§ **PROBLEM DETAILS**
Find the lines that hold the word "matplotlib" and return them.

§ **DATA TO PROCESS**
◇ ◇ ◇ ◇ ◇
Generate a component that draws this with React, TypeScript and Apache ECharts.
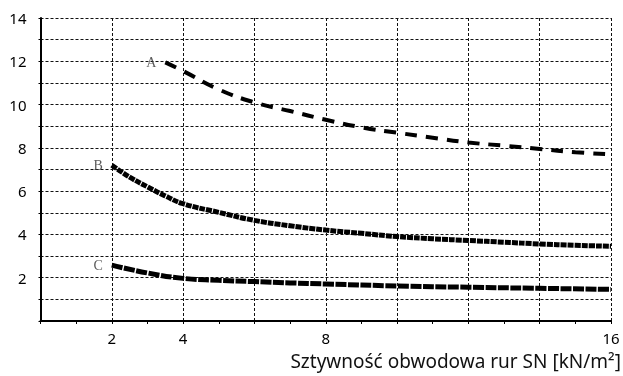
◇ ◇ ◇ ◇ ◇
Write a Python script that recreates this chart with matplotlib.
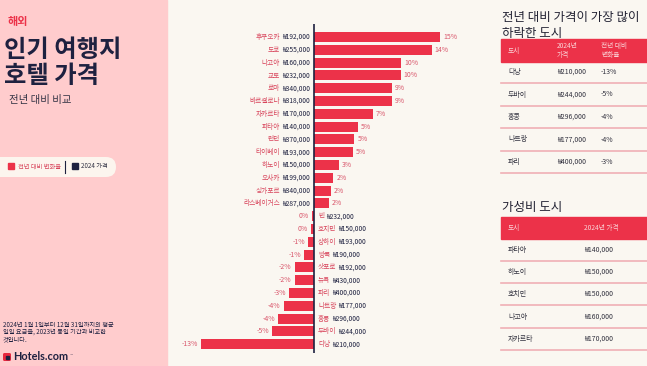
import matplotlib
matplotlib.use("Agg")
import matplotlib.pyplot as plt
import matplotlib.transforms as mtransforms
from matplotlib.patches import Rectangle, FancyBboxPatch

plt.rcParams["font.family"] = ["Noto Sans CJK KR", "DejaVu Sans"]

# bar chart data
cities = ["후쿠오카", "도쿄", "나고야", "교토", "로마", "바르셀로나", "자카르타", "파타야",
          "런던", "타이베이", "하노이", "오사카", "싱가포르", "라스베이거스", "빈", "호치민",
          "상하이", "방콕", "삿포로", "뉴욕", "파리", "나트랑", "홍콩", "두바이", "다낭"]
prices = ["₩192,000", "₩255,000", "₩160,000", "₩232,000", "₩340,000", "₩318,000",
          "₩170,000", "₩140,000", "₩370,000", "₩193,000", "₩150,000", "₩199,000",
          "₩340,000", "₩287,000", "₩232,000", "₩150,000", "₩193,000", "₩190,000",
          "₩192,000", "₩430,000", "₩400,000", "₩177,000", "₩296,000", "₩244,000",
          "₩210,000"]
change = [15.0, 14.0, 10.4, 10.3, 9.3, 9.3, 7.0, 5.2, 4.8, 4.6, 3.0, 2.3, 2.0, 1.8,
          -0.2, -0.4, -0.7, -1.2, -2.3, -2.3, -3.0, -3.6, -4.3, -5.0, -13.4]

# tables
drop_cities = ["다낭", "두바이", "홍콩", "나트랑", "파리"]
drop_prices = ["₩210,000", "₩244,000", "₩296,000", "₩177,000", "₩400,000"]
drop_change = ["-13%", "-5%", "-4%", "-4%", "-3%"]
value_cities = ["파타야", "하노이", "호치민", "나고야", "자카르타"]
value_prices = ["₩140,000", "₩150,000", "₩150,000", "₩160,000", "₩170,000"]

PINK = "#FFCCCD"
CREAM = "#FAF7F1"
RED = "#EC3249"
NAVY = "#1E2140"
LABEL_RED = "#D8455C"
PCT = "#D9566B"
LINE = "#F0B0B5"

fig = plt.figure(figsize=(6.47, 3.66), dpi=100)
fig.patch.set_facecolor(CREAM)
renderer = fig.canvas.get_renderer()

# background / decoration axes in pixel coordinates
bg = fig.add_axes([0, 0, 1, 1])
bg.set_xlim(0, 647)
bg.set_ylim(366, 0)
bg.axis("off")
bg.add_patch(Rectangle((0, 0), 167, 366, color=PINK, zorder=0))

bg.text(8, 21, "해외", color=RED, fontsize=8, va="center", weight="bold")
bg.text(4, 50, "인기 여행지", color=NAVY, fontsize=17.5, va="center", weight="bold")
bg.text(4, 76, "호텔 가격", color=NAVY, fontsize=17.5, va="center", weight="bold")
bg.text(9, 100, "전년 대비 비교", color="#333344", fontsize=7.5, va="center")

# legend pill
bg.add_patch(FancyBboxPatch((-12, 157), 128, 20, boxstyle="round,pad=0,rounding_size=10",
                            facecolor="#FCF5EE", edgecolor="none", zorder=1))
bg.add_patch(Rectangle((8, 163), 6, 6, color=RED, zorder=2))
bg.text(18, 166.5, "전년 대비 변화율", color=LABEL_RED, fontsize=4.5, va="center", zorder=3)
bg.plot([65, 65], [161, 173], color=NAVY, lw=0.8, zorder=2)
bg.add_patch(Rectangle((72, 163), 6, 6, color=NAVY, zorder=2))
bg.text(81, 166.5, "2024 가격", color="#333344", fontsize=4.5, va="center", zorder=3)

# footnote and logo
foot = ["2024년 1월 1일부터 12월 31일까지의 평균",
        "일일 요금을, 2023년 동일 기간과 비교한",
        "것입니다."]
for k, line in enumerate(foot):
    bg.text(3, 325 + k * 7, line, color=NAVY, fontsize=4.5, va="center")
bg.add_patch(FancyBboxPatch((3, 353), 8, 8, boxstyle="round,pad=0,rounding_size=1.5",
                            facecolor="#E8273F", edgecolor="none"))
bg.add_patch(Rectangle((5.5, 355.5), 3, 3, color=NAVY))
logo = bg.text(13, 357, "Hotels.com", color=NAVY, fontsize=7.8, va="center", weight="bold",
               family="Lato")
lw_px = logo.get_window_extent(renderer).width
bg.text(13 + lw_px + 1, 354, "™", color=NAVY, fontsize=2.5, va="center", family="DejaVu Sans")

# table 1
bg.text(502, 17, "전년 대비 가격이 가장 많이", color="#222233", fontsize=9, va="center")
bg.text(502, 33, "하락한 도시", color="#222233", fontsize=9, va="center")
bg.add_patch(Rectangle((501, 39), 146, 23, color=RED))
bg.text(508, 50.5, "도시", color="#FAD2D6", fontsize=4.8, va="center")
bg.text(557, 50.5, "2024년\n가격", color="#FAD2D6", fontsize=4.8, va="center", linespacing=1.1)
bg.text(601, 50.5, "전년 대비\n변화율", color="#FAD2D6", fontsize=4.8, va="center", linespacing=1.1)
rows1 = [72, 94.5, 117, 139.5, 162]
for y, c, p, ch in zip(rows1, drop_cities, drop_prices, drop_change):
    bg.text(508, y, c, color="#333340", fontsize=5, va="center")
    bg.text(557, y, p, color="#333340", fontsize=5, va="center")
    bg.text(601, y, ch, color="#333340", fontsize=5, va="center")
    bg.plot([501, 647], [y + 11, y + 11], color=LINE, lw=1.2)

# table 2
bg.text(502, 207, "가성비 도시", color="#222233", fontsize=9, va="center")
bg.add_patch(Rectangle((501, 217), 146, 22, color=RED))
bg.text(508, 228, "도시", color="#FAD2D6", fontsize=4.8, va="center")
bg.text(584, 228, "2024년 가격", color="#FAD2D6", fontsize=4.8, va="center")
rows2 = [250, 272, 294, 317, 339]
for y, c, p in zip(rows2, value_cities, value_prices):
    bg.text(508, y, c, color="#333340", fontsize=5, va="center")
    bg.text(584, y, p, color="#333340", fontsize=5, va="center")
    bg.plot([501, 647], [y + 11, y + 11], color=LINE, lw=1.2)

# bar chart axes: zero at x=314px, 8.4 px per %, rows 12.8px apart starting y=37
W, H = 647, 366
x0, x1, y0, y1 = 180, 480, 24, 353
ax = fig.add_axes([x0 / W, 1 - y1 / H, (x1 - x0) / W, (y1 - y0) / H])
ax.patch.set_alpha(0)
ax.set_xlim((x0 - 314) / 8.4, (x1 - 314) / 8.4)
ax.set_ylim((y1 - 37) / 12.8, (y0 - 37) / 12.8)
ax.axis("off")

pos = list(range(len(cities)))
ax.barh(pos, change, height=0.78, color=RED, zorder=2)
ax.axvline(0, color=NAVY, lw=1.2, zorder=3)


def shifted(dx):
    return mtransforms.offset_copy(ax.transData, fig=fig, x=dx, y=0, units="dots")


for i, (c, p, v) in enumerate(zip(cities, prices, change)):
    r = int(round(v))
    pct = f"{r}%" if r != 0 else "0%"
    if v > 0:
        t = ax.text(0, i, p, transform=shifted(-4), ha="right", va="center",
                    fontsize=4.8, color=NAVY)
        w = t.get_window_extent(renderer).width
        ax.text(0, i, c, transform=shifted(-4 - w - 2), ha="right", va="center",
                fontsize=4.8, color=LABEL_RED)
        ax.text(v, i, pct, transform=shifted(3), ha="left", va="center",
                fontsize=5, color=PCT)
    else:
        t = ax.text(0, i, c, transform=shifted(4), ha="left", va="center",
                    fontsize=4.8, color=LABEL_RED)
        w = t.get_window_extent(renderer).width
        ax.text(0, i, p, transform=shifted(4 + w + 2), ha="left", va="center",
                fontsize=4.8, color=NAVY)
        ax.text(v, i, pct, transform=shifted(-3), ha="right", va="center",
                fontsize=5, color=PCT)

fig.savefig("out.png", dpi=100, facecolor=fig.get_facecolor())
◇ ◇ ◇ ◇ ◇
§ **WRITTEN ANSWER**
Write a Python script that recreates this chart with matplotlib.
import matplotlib
matplotlib.use("Agg")
import matplotlib.pyplot as plt
import matplotlib.transforms as mtransforms
from matplotlib.patches import Rectangle, FancyBboxPatch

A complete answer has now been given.